◆ Written instruction:
Please return exactly the run of lines that begins with the line containing "Output the Python" and ends with the line containing "21.65, 22.4, 23.3]", pictures excluded.

◆ Data section:
◆ ◆ ◆ ◆ ◆
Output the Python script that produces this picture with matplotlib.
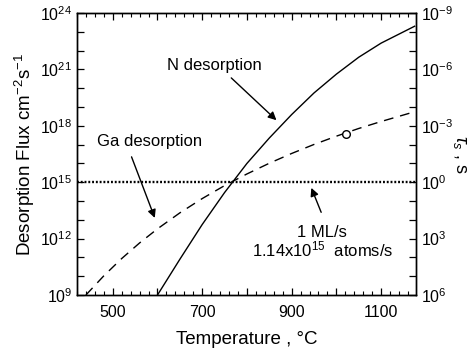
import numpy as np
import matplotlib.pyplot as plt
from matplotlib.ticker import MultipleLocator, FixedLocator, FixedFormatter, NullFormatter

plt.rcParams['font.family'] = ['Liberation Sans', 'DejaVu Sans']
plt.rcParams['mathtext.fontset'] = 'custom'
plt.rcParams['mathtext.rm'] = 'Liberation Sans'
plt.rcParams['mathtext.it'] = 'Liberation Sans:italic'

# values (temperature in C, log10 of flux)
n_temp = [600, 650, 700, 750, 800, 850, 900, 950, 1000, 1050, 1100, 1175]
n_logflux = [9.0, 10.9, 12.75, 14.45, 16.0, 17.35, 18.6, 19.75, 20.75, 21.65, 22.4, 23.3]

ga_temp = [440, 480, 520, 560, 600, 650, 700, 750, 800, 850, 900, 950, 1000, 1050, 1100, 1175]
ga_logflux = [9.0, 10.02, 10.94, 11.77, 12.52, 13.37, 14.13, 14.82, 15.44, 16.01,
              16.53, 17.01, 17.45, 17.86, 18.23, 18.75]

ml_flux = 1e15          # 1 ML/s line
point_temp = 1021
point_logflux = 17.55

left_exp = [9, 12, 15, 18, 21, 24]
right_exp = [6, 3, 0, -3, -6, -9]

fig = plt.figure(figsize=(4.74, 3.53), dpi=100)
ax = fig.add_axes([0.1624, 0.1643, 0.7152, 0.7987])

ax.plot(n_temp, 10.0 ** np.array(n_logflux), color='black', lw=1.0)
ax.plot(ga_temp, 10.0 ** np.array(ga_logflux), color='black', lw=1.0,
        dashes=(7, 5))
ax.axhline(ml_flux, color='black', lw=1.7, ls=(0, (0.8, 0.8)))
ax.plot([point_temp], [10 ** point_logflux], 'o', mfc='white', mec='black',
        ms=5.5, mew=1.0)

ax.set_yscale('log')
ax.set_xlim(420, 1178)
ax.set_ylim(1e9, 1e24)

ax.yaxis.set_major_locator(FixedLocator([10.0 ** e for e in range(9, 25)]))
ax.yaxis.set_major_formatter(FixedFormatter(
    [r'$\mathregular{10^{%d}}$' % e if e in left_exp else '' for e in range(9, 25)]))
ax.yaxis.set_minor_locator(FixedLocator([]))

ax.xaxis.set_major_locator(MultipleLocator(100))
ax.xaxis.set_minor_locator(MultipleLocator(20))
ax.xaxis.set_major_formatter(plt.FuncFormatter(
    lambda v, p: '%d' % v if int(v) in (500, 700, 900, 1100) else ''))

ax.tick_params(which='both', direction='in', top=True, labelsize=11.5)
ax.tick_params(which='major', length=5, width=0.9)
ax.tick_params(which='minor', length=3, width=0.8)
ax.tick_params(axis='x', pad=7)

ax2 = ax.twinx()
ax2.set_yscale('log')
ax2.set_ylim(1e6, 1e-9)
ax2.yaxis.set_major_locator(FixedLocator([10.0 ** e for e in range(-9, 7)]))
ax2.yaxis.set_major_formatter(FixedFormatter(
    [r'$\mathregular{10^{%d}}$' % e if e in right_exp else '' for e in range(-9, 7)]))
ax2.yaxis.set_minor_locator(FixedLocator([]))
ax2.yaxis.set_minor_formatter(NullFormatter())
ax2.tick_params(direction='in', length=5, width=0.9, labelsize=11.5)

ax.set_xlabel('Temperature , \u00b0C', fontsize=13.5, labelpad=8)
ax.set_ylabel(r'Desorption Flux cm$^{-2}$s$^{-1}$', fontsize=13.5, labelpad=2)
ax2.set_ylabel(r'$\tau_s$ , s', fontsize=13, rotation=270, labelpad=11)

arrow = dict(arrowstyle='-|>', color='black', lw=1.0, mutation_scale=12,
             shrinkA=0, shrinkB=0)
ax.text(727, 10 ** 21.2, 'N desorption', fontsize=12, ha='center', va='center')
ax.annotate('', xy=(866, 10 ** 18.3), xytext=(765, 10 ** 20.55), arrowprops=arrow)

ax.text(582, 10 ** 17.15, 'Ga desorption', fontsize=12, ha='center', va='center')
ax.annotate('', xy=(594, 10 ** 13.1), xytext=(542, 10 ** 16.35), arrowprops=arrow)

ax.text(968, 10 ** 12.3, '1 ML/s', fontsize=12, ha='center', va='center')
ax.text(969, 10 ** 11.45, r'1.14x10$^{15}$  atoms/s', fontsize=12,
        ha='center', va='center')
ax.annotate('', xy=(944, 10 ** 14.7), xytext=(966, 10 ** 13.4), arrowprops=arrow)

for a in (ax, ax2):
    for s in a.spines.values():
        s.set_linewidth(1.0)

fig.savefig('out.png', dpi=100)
◆ ◆ ◆ ◆ ◆
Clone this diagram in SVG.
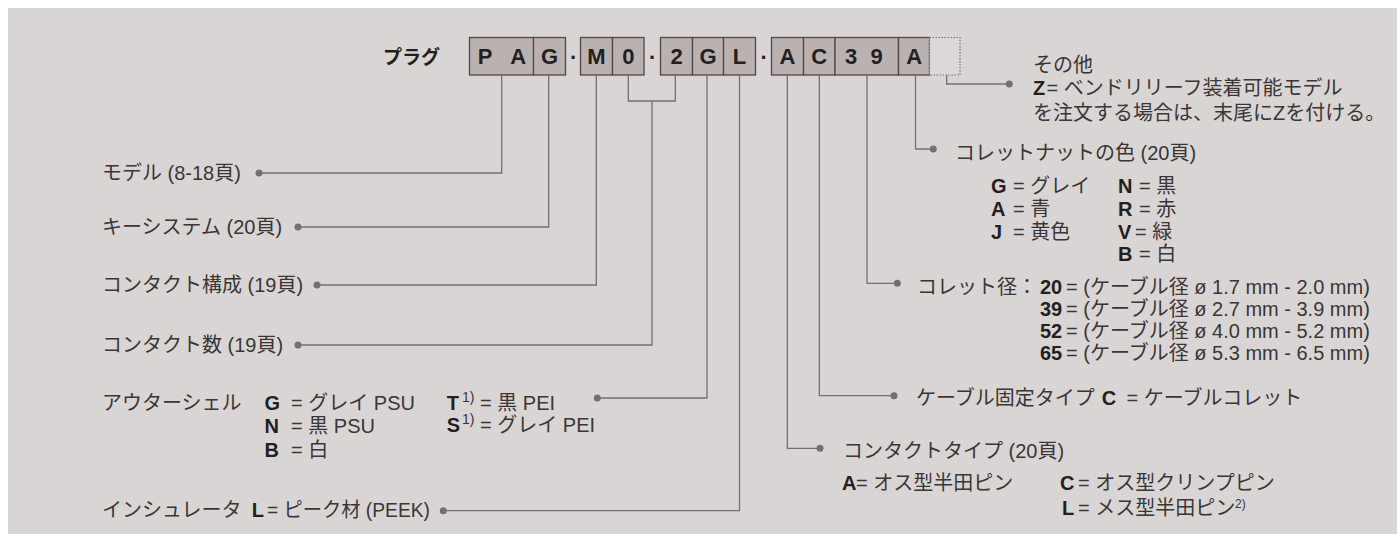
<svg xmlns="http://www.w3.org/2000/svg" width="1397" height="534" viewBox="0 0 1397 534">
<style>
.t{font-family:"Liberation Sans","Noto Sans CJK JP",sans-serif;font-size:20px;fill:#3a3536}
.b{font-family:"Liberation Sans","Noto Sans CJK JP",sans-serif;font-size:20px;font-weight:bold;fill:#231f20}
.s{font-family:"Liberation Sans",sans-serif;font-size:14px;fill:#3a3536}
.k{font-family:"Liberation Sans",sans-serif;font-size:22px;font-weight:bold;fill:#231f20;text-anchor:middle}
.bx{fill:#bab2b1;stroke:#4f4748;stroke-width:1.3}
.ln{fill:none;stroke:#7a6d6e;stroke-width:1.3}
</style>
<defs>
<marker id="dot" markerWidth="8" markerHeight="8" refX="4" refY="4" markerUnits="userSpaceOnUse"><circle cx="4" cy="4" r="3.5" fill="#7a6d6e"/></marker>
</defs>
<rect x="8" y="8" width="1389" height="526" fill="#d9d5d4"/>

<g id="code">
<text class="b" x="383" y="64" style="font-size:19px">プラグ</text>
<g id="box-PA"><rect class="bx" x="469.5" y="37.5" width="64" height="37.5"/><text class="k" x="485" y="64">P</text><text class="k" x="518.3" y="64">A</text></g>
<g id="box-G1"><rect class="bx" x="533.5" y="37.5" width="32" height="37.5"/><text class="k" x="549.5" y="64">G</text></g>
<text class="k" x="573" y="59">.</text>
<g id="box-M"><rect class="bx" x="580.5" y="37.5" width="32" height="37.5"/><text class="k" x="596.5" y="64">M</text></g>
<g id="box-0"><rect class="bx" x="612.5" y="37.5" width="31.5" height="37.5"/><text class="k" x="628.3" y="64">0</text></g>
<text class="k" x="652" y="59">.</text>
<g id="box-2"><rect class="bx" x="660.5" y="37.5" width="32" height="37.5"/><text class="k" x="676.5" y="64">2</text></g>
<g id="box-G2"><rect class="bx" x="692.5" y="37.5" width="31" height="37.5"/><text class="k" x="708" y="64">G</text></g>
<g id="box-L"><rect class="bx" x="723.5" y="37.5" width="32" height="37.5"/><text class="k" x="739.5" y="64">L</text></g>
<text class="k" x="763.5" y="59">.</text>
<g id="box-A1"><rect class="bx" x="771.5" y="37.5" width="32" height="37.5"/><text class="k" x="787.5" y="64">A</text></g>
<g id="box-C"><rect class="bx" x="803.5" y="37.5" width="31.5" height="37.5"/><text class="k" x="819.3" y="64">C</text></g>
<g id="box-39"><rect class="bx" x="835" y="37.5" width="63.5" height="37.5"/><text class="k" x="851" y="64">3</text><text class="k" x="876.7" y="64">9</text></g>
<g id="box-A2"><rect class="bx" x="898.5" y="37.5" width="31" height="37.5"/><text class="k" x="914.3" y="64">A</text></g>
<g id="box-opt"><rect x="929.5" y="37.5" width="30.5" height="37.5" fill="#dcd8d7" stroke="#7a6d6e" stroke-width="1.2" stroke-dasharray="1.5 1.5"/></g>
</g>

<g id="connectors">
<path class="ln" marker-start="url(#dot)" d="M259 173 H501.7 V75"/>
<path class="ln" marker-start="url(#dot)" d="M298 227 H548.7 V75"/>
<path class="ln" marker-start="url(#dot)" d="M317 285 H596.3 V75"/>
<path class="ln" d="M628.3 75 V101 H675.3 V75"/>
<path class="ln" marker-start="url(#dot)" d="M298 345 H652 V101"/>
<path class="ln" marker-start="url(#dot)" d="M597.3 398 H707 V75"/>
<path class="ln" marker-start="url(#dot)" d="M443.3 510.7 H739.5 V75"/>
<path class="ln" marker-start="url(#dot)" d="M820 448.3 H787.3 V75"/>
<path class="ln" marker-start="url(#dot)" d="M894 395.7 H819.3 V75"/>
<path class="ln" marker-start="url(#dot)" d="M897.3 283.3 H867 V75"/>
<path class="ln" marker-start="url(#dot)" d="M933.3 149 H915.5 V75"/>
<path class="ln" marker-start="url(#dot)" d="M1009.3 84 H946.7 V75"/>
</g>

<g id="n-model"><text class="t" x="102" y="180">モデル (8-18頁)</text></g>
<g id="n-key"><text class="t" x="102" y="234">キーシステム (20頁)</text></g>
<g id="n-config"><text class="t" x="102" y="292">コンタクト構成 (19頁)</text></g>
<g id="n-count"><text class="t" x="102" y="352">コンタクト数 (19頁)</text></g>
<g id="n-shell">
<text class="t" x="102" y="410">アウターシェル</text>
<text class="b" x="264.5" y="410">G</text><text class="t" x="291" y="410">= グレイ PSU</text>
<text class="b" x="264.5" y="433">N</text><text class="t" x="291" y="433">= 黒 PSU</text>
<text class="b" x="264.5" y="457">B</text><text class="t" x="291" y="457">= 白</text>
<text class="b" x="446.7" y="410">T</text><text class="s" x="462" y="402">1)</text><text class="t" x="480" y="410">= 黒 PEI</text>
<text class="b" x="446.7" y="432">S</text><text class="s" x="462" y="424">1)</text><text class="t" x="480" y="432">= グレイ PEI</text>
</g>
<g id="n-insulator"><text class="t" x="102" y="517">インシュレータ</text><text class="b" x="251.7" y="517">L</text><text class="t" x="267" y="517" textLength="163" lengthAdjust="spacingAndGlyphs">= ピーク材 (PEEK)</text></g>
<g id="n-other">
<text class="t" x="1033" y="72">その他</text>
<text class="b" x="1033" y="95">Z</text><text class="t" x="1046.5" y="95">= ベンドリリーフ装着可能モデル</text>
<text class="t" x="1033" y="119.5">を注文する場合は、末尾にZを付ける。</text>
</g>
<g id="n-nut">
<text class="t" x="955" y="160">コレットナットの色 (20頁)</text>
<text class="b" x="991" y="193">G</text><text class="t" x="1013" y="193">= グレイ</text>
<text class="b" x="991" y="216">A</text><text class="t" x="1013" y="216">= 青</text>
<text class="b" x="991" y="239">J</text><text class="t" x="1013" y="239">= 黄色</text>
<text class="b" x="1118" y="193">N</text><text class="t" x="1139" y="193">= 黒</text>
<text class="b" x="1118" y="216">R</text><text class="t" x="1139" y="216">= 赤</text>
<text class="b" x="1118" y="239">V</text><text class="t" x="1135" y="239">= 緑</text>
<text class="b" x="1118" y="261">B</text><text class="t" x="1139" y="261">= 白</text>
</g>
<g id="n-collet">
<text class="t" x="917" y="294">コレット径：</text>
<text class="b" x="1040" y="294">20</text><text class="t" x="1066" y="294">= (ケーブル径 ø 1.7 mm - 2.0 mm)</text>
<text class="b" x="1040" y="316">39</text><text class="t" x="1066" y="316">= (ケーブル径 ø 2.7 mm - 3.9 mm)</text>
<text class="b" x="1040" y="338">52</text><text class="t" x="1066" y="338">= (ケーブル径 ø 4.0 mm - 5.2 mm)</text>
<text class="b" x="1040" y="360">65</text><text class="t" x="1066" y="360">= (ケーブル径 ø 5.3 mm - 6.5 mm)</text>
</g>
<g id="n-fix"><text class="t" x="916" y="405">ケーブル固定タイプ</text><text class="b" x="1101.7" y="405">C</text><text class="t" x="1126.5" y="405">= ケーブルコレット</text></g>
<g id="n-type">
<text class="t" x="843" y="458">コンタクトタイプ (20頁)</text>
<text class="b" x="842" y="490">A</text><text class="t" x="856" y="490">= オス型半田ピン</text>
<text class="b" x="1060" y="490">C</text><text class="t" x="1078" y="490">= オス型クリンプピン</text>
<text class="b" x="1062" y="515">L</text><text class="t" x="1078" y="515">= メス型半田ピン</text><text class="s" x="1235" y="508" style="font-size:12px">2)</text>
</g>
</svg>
◆ ◆ ◆ ◆ ◆
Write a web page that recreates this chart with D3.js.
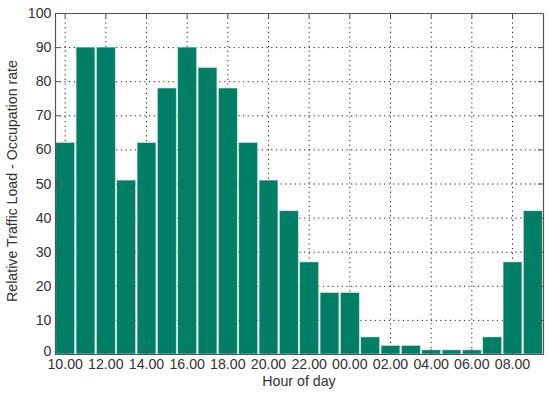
◆ ◆ ◆ ◆ ◆
◆ Result for this task:
Output the Python script that produces this picture with matplotlib.
import numpy as np
import matplotlib.pyplot as plt
from matplotlib.ticker import MultipleLocator, FixedLocator, FixedFormatter, NullFormatter

plt.rcParams['font.family'] = ['Liberation Sans', 'DejaVu Sans']
plt.rcParams['mathtext.fontset'] = 'custom'
plt.rcParams['mathtext.rm'] = 'Liberation Sans'
plt.rcParams['mathtext.it'] = 'Liberation Sans:italic'

# values (temperature in C, log10 of flux)
n_temp = [600, 650, 700, 750, 800, 850, 900, 950, 1000, 1050, 1100, 1175]
n_logflux = [9.0, 10.9, 12.75, 14.45, 16.0, 17.35, 18.6, 19.75, 20.75, 21.65, 22.4, 23.3]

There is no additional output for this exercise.